Practical example tying everything together
Imagine a diversified farmstead with 18 acres of corn and a 25,000 square foot pollinator meadow. Soil tests recommend 120 pounds of nitrogen per acre on corn and 0.7 pounds per 1,000 square feet for the meadow. The manager selects a 34-0-0 ammonium nitrate product sold in 50-pound bags. Multiplying 18 acres by 120 results in 2,160 pounds of nitrogen, requiring 6,353 pounds of product or 127 bags. The meadow needs 17.5 pounds of nitrogen, calling for 51.5 pounds of product or roughly one full bag. Entering these values into the calculator instantly displays the total bags for each zone and visualizes the nutrient distribution. Because the meadow rate converts to 30.5 pounds per acre, the manager notices that it remains far below the corn rate, confirming that sensitive pollinator habitat is protected from excess nitrogen.

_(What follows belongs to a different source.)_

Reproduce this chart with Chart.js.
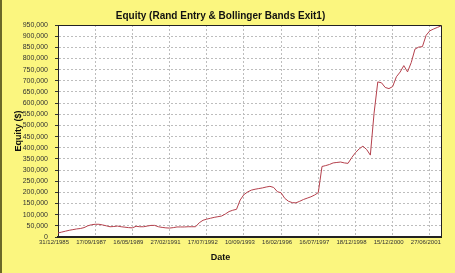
<!DOCTYPE html>
<html>
<head>
<meta charset="utf-8">
<script src="https://cdn.jsdelivr.net/npm/chart.js@4"></script>
<style>
  html, body { margin: 0; padding: 0; background: #fbf67f; }
</style>
</head>
<body>
<canvas id="myChart" width="455" height="273"></canvas>
<script>
const ctx = document.getElementById('myChart');

// tick dates, one every 10 trades
const dateLabels = ['31/12/1985', '17/09/1987', '16/05/1989', '27/02/1991', '17/07/1992',
  '10/09/1993', '16/02/1996', '16/07/1997', '18/12/1998', '15/12/2000', '27/06/2001'];

// equity axis ticks ($)
const yTicks = [0, 50000, 100000, 150000, 200000, 250000, 300000, 350000, 400000, 450000,
  500000, 550000, 600000, 650000, 700000, 750000, 800000, 850000, 900000, 950000];

// equity after each trade ($)
const equity = [18000, 22000, 26000, 30000, 33000, 36000, 38000, 42000, 50000, 55000,
  57000, 57000, 54000, 50000, 46000, 47000, 49000, 46000, 44000, 42000,
  41000, 48000, 46000, 46000, 49000, 52000, 52000, 46000, 43000, 41000,
  40000, 42000, 45000, 45000, 45000, 46000, 46000, 46000, 64000, 75000,
  80000, 84000, 88000, 91000, 94000, 103000, 114000, 120000, 124000, 166000,
  190000, 202000, 210000, 214000, 217000, 220000, 224000, 227000, 222000, 203000,
  198000, 173000, 160000, 154000, 153000, 160000, 168000, 174000, 180000, 188000,
  199000, 316000, 320000, 325000, 332000, 334000, 336000, 332000, 330000, 356000,
  378000, 395000, 407000, 392000, 367000, 555000, 695000, 691000, 670000, 665000,
  674000, 718000, 739000, 768000, 740000, 782000, 842000, 851000, 853000, 904000,
  924000, 932000, 939000, 946000];

const trades = equity.map((v, i) => i);

const bg = '#fbf67f';
const narrow = "'Liberation Sans Narrow', 'Liberation Sans', Arial, sans-serif";
const sans = "'Liberation Sans', Arial, sans-serif";

// yellow page, white plot, frame round the plot
const frame = {
  id: 'frame',
  beforeDraw(chart) {
    const c = chart.ctx, a = chart.chartArea;
    c.save();
    c.fillStyle = bg;
    c.fillRect(0, 0, chart.width, chart.height);
    c.fillStyle = '#6b6828';
    c.fillRect(0, 0, 2, chart.height);
    c.fillStyle = '#ffffff';
    c.fillRect(a.left, a.top, a.right - a.left, a.bottom - a.top);
    c.restore();
  },
  afterDraw(chart) {
    const c = chart.ctx, a = chart.chartArea;
    c.save();
    c.strokeStyle = '#222';
    c.lineWidth = 1;
    c.beginPath();
    c.moveTo(a.left, a.top + 0.5);
    c.lineTo(a.right + 0.5, a.top + 0.5);
    c.lineTo(a.right + 0.5, a.bottom);
    c.stroke();
    c.restore();
  }
};

function draw()
{
  new Chart(ctx, {
    type: 'line',
    data: {
      labels: trades,
      datasets: [{
        data: equity,
        borderColor: '#b4404c',
        borderWidth: 1,
        pointRadius: 0,
        tension: 0,
        fill: false
      }]
    },
    plugins: [frame],
    options: {
      responsive: false,
      animation: false,
      layout: { padding: { left: 0, right: 14, top: 0, bottom: 0 } },
      plugins: {
        legend: { display: false },
        tooltip: { enabled: false },
        title: {
          display: true,
          text: 'Equity (Rand Entry & Bollinger Bands Exit1)',
          color: '#111',
          font: { family: sans, size: 10, weight: 'bold' },
          padding: { top: 10.5, bottom: 2.5 }
        },
        subtitle: {
          display: true,
          position: 'bottom',
          text: 'Date',
          color: '#111',
          font: { family: sans, size: 9, weight: 'bold' },
          padding: { top: 4, bottom: 10 }
        }
      },
      scales: {
        x: {
          type: 'category',
          offset: false,
          afterFit: function(scale) { scale.height = 11.2; },
          grid: { color: '#bdbdbd', drawTicks: false },
          border: { color: '#222', width: 2, dash: [2, 2] },
          ticks: {
            autoSkip: false,
            maxRotation: 0,
            minRotation: 0,
            padding: 2,
            labelOffset: -4,
            color: '#333',
            font: { family: narrow, size: 6 },
            callback: function(value, index) {
              return index % 10 === 0 ? dateLabels[index / 10] : null;
            }
          }
        },
        y: {
          min: 0,
          max: 950000,
          afterFit: function(scale) { scale.width = 58; },
          afterBuildTicks: function(scale) {
            scale.ticks = yTicks.map(v => ({ value: v }));
          },
          grid: { color: '#bdbdbd', tickLength: 3, tickColor: '#333', tickBorderDash: [] },
          border: { color: '#222', width: 1, dash: [2, 2] },
          ticks: {
            autoSkip: false,
            padding: 7,
            color: '#333',
            font: { family: narrow, size: 7 },
            callback: function(value) { return value.toLocaleString('en-US'); }
          },
          title: {
            display: true,
            text: 'Equity ($)',
            color: '#111',
            font: { family: sans, size: 9, weight: 'bold' },
            padding: { top: 13.6, bottom: 0 }
          }
        }
      }
    }
  });
}

draw();
</script>
</body>
</html>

Finally, the manager records the calculation results alongside weather notes and spreads the application across two events to improve uptake. Such detailed yet straightforward record-keeping is exactly what watershed protection agencies look for when auditing nutrient management plans. By keeping acre-based and 1,000-square-foot numbers synced, the operation demonstrates stewardship while protecting yield potential and aesthetic quality.
Key takeaways
Fertilizer will remain a cornerstone input in agriculture and landscape management. The difference between profitability and waste often hinges on small calculation steps. Converting acreage recommendations to square-foot rates prevents misapplications, simplifies communication among consultants and crews, and anchors decisions in hard data. Combine these calculations with calibrated equipment, timely applications, and adherence to agronomic research from authoritative sources, and you will deliver healthier crops, greener turf, and a cleaner watershed season after season.